主要な工程パラメータの変更や設備の入れ替えなどの場合は、製造工程全体に与える影響が大きく、一部変更承認申請が必要になることが多い。
分析法(試験法)の変更管理
具体例の概要
製品の品質試験に用いる分析方法や試験法の変更も、製品の適合性評価に直結するため重要な変更点である。例えば、特定成分の定量法の感度や選択性を向上させるための新たな分析方法(試験法)の導入などが挙げられる。
変更管理のポイント
- 方法の再検証
- 新旧試験法との比較試験(ブリッジングスタディ)を行い、結果の一貫性や再現性が確保されるかを確認する
- 申請区分の判断
- 分析パラメータへの影響度により、軽微変更届で済む場合もあれば、より厳密な評価が必要となり一部変更承認申請が求められる場合もある。

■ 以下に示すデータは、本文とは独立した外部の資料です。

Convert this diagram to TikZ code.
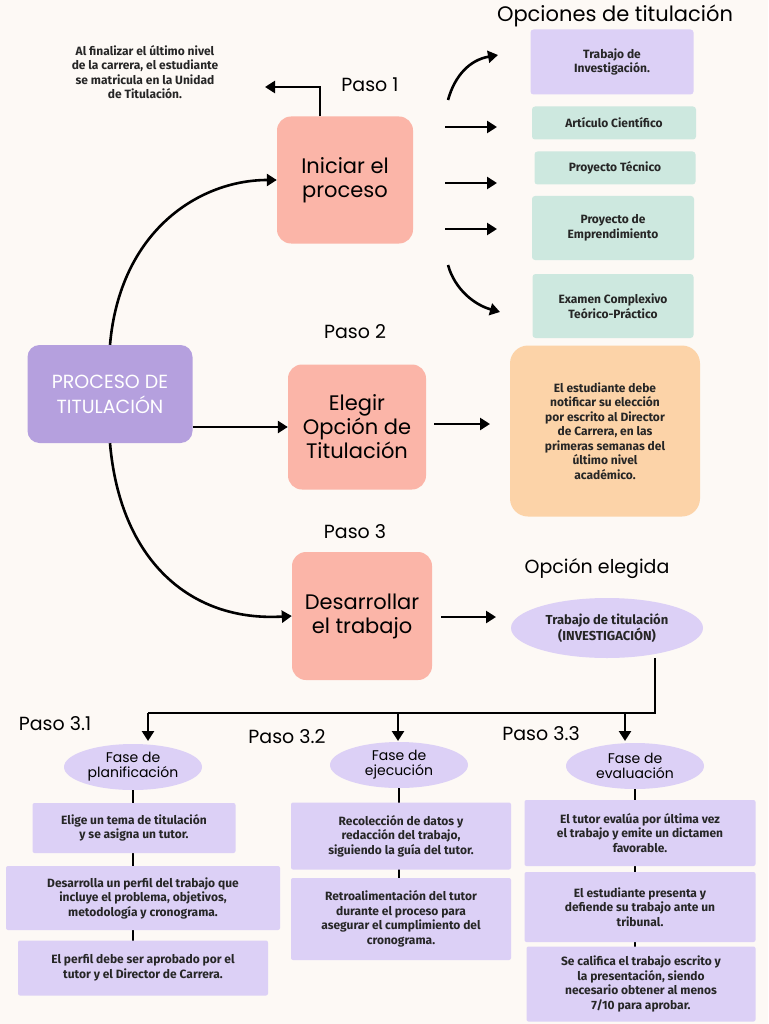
\documentclass[tikz,border=0pt]{standalone}
\usepackage{fontspec}
\setmainfont{Fira Sans}
\newfontfamily\hand{Poppins}
\usetikzlibrary{arrows.meta,shapes.geometric}
\definecolor{bg}{HTML}{FDF9F5}
\definecolor{pink}{HTML}{FBB5A8}
\definecolor{purp}{HTML}{B5A0DE}
\definecolor{lil}{HTML}{DCD0F6}
\definecolor{mint}{HTML}{CDE8DF}
\definecolor{orng}{HTML}{FCD3A8}
\begin{document}
\begin{tikzpicture}[x=1pt,y=-1pt,
 body/.style={font=\fontsize{12}{14.5}\selectfont\bfseries,align=center,text=black!85},
 box/.style={body,rounded corners=3pt,inner sep=1pt},
 stp/.style={rounded corners=14pt,fill=pink,font=\hand\fontsize{21}{24}\selectfont,align=center},
 lab/.style={font=\hand\fontsize{19}{21}\selectfont},
 arr/.style={-{Triangle[length=10pt,width=12pt]},line width=2.6pt},
 thin/.style={line width=1.4pt}]
\fill[bg] (0,0) rectangle (768,1024);
\node[lab,font=\hand\fontsize{21}{23}\selectfont] (t1) at (615,16) {Opciones de titulación};
\node[body] (intro) at (145,72) {Al finalizar el último nivel\\de la carrera, el estudiante\\se matricula en la Unidad\\de Titulación.};
\node[lab] (p1) at (370,85) {Paso 1};
\node[stp,minimum width=136pt,minimum height=127pt] (s1) at (345,180) {Iniciar el\\proceso};
\coordinate (c1) at (320,87);
\coordinate (c2) at (265,87);
\draw[arr] (s1.north -| c1) -- (c1) -- (c2);
% options
\node[box,fill=lil,minimum width=163pt,minimum height=65pt] (o1) at (612,62) {Trabajo de\\Investigación.};
\node[box,fill=mint,minimum width=164pt,minimum height=33pt] (o2) at (614,123) {Artículo Científico};
\node[box,fill=mint,minimum width=161pt,minimum height=33pt] (o3) at (615,168) {Proyecto Técnico};
\node[box,fill=mint,minimum width=162pt,minimum height=64pt] (o4) at (613,228) {Proyecto de\\Emprendimiento};
\node[box,fill=mint,minimum width=161pt,minimum height=64pt] (o5) at (613,306) {Examen Complexivo\\Teórico-Práctico};
\coordinate (a1) at (448,100); \coordinate (b1) at (498,55);
\coordinate (a2) at (445,127); \coordinate (b2) at (497,127);
\coordinate (a3) at (445,183); \coordinate (b3) at (497,183);
\coordinate (a4) at (445,229); \coordinate (b4) at (497,229);
\coordinate (a5) at (448,265); \coordinate (b5) at (500,312);
\draw[arr] (a1) .. controls (455,75) and (470,60) .. (b1);
\draw[arr] (a2) -- (b2);
\draw[arr] (a3) -- (b3);
\draw[arr] (a4) -- (b4);
\draw[arr] (a5) .. controls (455,290) and (475,305) .. (b5);
% main
\node[rounded corners=12pt,fill=purp,minimum width=165pt,minimum height=98pt,text=white,font=\hand\fontsize{19}{25}\selectfont,align=center] (m) at (110,394) {PROCESO DE\\TITULACIÓN};
\node[lab] (p2) at (355,332) {Paso 2};
\node[stp,minimum width=138pt,minimum height=125pt] (s2) at (357,427) {Elegir\\Opción de\\Titulación};
\node[box,fill=orng,rounded corners=18pt,minimum width=190pt,minimum height=171pt] (or) at (605,431) {El estudiante debe\\notificar su elección\\por escrito al Director\\de Carrera, en las\\primeras semanas del\\último nivel\\académico.};
\coordinate (q1) at (434,424);
\coordinate (q2) at (490,424);
\draw[arr] (m.north) .. controls (120,230) and (200,180) .. (s1.west);
\draw[arr] (m.east |- s2) -- (s2.west);
\draw[arr] (q1) -- (q2);
\node[lab] (p3) at (355,532) {Paso 3};
\node[stp,minimum width=140pt,minimum height=128pt] (s3) at (362,616) {Desarrollar\\el trabajo};
\draw[arr] (m.south) .. controls (120,560) and (190,622) .. (s3.west);
\node[lab] (oe) at (597,569) {Opción elegida};
\node[ellipse,fill=lil,minimum width=192pt,minimum height=60pt,inner sep=0pt,body,font=\fontsize{13}{15.5}\selectfont\bfseries] (e0) at (607,628) {Trabajo de titulación\\(INVESTIGACIÓN)};
\coordinate (q3) at (441,617);
\coordinate (q4) at (496,617);
\draw[arr] (q3) -- (q4);
% phases
\node[lab] (p31) at (55,724) {Paso 3.1};
\node[lab] (p32) at (287,737) {Paso 3.2};
\node[lab] (p33) at (541,734) {Paso 3.3};
\tikzset{ph/.style={ellipse,fill=lil,minimum width=138pt,minimum height=46pt,inner sep=0pt,align=center,font=\hand\fontsize{14}{15}\selectfont}}
\node[ph] (f1) at (133,767) {Fase de\\planificación};
\node[ph] (f2) at (399,765) {Fase de\\ejecución};
\node[ph] (f3) at (635,766) {Fase de\\evaluación};
\coordinate (j0) at (655,713);
\coordinate (j1) at (148,713);
\coordinate (j2) at (398,713);
\coordinate (j3) at (625,713);
\draw[line width=2.6pt] (e0.south -| j0) -- (j0) -- (j1);
\draw[arr] (j1) -- (148,741);
\draw[arr] (j2) -- (398,741);
\draw[arr] (j3) -- (625,741);
\tikzset{pb/.style={box,fill=lil,rounded corners=2pt}}
\draw[thin] (f1.south) -- (133,945);
\draw[thin] (f2.south) -- (399,880);
\draw[thin] (f3.south) -- (635,950);
\node[pb,minimum width=203pt,minimum height=50pt] (b11) at (134,828) {Elige un tema de titulación\\y se asigna un tutor.};
\node[pb,minimum width=274pt,minimum height=64pt] (b12) at (143,898) {Desarrolla un perfil del trabajo que\\incluye el problema, objetivos,\\metodología y cronograma.};
\node[pb,minimum width=250pt,minimum height=55pt] (b13) at (143,968) {El perfil debe ser aprobado por el\\tutor y el Director de Carrera.};
\node[pb,minimum width=220pt,minimum height=67pt] (b21) at (401,836) {Recolección de datos y\\redacción del trabajo,\\siguiendo la guía del tutor.};
\node[pb,minimum width=220pt,minimum height=82pt] (b22) at (401,919) {Retroalimentación del tutor\\durante el proceso para\\asegurar el cumplimiento del\\cronograma.};
\node[pb,minimum width=231pt,minimum height=66pt] (b31) at (640,833) {El tutor evalúa por última vez\\el trabajo y emite un dictamen\\favorable.};
\node[pb,minimum width=231pt,minimum height=70pt] (b32) at (640,907) {El estudiante presenta y\\defiende su trabajo ante un\\tribunal.};
\node[pb,minimum width=229pt,minimum height=75pt] (b33) at (641,984) {Se califica el trabajo escrito y\\la presentación, siendo\\necesario obtener al menos\\7/10 para aprobar.};
\end{tikzpicture}
\end{document}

品質試験や分析法の変更については、データの再現性や精度に影響がないかを検証し、場合によっては追加の分析法バリデーションを実施する必要がある。但し、分析方法の変更により、規格の変更が必要になる場合には、一部変更承認申請事項になる。
包装や表示の変更管理
具体例の概要
包装資材や表示内容の変更は、通常、医薬品の品質そのものには直接の影響を及ぼさないものの、製品の取り扱いや使用方法に誤解が生じるリスクや長期保存時の安定性に影響を与える可能性があるため、注意深い管理が必要となる。
変更管理のポイント
- 影響評価
- 製品の物理的保護やラベルの読みやすさ、情報の正確性について検討し、不具合が発生しないよう実施前に十分な検証を行う
- 申請区分の判断
- 影響が限定的で安全性や安定性に大きな問題がない場合は、軽微変更届事項として処理されることが一般的である。
包装資材や表示内容の変更の場合、製品の品質特性に直接的に影響を及ぼすことは少ないが、誤解を招かないための情報提供や、軽微変更届事項として対応すべきである。
あとがき
変更管理とは、企業が製品や製造プロセスの改善を行う際に不可欠な仕組みである。また、設備やシステムなどにおける変更を計画的かつ体系的に管理し、その変更が品質、安全性、有効性、さらには規制遵守に与える影響を十分に評価・コントロールするための仕組みでもある。
そのため、計画、評価、実施、そしてレビューという一連のプロセスを通じて、リスクの最小化と品質の維持を実現する。特に規制の厳しい製薬業界では、規制当局との適切な連携や、内部手続きの徹底が求められるため、しっかりとした変更管理システムの構築が不可欠となる。
変更前の品質特性や工程パラメータを基に、変更がもたらすリスクを定量的に評価し、必要な追加データや再評価試験を実施するプロセスを変更管理手順(SOP)として標準化しておくとよい。
変更の内容とリスクに応じ、製造プロセス全体の再バリデーションや安定性試験、そして場合によっては規制当局への承認申請が求められることがあるが、こうした変更管理の仕組みは、製薬企業が市場で安全かつ高品質な製品を提供し続けるための重要な要素でもある。
プロセスバリデーションの見直し、リスク評価手法、さらには規制当局との事前相談制度などが深く関わってくるので、これらの関連領域について学んでおくと、より正確な判断や申請準備が可能になると思う。さらには、類似事例のレビューや専門家の助言も実務上の有益なアプローチになるかも知れない。